Currently there are many RADseq approaches available: Which are the main reasons by which we should prefer one approach among the others?
NRE: My opinion is that people give too much importance to this. I would say that if RAD-seq is good for your question, probably, ddRAD, GBS or others will be as well. I think the protocol is less important than the restriction enzyme choice. Sometimes you might prefer one over another. For example, if you want to build minicontigs with your reverse reads or you want to detect PCR clones, you will select RAD-seq. or for example, if you do not have an ultrasonicator for random shearing in your lab, you might decide to go for ddRAD. Or simply because the people in your lab use one protocol that is optimized and are able to tell you how to do it – that´s also a valid reason
JP: Again, this depends on your biological hypothesis and the biological material you have available (and your budget!). Various RADseq methods now exist, and there is some bias related to each method (see Andrews et al. 2016, Nature Reviews Genetics 17, 81–92 and Arnold et al. 2013, Mol. Ecol. 22, 3179-90).
Several pipelines have been developed to identify and genotype SNPs from RAD-seq-derived sequences: also here, which are the main guidelines, if any, to choose one pipeline among the others?
NRE: I would reply the same as above. It´s not about the pipeline itself but about how you are going o analyse the data. The most important thing is to understand what the pipeline does so that you can optimize the parameters you use.
JP: It is not really helpful to compare different software as they are all different. Stacks is the most widely used and can handle all types of RAD data (single-digest, ddRAD, 2bRAD, GBS etc).
Analysing RAD-seq data, we can get into several genotyping errors. Which are your suggestions to try to reduce and discover those errors during our analysis?

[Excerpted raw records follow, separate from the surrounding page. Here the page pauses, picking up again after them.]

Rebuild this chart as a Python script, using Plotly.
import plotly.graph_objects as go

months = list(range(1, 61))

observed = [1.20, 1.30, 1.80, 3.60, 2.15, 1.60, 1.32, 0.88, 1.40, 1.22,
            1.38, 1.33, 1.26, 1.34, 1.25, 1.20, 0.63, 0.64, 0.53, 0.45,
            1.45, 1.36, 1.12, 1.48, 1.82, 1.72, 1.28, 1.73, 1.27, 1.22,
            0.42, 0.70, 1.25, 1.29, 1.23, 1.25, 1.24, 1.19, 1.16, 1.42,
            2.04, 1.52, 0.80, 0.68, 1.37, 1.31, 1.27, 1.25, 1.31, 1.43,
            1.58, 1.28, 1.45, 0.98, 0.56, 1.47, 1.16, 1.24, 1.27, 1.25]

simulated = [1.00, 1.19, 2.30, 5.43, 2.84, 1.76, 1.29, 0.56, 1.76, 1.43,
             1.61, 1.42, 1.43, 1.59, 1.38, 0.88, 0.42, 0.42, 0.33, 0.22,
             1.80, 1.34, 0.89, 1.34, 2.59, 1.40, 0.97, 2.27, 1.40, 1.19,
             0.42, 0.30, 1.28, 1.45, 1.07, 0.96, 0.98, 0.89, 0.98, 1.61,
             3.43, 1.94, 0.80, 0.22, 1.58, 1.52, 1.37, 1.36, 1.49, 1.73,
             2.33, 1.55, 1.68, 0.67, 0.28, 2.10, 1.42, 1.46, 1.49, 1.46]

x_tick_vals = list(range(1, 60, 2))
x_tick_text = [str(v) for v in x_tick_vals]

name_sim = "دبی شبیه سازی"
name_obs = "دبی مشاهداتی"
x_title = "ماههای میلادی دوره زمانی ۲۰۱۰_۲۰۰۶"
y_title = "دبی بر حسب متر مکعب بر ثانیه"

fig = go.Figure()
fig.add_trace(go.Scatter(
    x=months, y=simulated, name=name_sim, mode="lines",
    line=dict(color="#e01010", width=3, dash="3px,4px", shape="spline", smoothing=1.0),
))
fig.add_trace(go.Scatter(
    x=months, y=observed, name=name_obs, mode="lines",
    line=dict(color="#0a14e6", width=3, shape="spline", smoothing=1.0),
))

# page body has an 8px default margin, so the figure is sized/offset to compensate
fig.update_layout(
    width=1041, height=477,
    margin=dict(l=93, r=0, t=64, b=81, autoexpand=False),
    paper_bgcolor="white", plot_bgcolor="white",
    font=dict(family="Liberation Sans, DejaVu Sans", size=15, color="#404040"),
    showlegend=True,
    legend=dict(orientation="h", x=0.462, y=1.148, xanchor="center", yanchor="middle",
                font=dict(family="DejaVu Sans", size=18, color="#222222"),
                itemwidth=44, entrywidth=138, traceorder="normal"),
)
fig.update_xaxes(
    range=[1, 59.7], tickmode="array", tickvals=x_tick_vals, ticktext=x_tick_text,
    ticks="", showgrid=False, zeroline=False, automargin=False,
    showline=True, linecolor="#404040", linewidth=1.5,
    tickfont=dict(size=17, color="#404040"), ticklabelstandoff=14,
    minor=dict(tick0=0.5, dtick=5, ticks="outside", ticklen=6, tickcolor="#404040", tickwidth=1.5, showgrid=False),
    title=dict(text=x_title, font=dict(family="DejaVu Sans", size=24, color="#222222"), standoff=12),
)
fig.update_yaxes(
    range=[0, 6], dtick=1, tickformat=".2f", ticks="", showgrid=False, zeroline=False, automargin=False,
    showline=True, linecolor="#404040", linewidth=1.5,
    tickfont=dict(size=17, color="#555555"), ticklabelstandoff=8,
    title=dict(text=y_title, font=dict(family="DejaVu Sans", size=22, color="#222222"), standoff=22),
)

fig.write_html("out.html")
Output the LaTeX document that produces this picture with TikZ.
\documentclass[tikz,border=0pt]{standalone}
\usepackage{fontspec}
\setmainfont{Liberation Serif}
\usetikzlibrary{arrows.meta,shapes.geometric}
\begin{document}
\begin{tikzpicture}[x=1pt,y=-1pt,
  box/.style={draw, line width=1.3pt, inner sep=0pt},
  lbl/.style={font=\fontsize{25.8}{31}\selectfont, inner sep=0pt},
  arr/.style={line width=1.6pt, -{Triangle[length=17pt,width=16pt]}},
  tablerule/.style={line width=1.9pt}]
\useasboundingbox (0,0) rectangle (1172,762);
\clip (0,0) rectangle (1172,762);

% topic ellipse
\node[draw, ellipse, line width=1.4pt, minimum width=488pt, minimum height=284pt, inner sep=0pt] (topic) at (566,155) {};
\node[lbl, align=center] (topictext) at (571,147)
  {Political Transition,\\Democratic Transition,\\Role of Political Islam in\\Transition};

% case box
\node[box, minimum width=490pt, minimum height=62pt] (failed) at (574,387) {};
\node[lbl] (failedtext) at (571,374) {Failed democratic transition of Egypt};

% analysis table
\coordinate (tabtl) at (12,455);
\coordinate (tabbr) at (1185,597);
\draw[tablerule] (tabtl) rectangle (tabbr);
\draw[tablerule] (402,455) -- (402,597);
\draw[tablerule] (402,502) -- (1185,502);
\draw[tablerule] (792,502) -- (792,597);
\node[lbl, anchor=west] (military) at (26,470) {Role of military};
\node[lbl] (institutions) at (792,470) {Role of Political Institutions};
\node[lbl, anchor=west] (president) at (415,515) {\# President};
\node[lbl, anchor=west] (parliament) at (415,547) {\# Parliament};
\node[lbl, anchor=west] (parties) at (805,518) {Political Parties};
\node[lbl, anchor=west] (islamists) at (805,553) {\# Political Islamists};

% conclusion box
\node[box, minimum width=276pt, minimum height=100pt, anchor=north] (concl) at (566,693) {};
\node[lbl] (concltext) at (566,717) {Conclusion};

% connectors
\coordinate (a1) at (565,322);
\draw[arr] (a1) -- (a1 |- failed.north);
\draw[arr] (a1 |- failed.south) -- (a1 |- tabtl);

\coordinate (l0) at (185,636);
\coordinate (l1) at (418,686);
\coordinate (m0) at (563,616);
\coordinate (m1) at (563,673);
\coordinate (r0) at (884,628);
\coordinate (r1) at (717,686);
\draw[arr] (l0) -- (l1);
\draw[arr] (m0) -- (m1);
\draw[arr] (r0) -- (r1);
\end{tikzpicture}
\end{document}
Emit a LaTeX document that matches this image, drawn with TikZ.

NRE: I think it´s impossible to get rid of genotyping errors simply because when we merge reads there is always some degree of overmerging or undermerging, that is joining non- homologous reads together or splitting homologous reads into separate loci. We can use parameter sets that minimize these artefacts, but we can never completely remove them. One needs to understand how genotyping errors will affect their results. For example, in a population structure study, a few incorrectly called SNPs probably do not affect the results; however, if you are looking for candidate SNPs in a GWAS study for example, you may want to validate these (as when using any other approach) with a an alternative method.
JP: Know your data. Play with it, visualise it and see if what you get out at the end makes biological sense. It is impossible to completely remove genotyping errors, but it is do not to lose sleep over it! Just get a good idea of your data, and properly optimise your parameters!
What kind of computational background RAD-seq newbies should have for analysing those data in a proper and correct way?
NRE: UNIX. You really need to be comfortable with UNIX for being able to analyse your data properly.
JP: Unix for sure. It is incredibly versatile and will allow you to play with your data.
To RAD-seq or not to RAD-seq? There two schools of thought about this method. What is your opinion about it?
NRE: You need to understand what you are aiming at achieving with your data. RAD-seq has numerous problems as many other approaches; it all depends on your scientific question. In some cases, RAD-seq is ideal, in others, you need to go for another approach. So, the easy answer to this question would be “it depends”.
JP: This depends on your biological hypothesis and your biological data. Not everyone has access to a reference genome (or can build one in a cost limited project) or, along the same lines, do WGS. It is important to think about the costs and benefits of all sequencing data, as well as the biases related to each.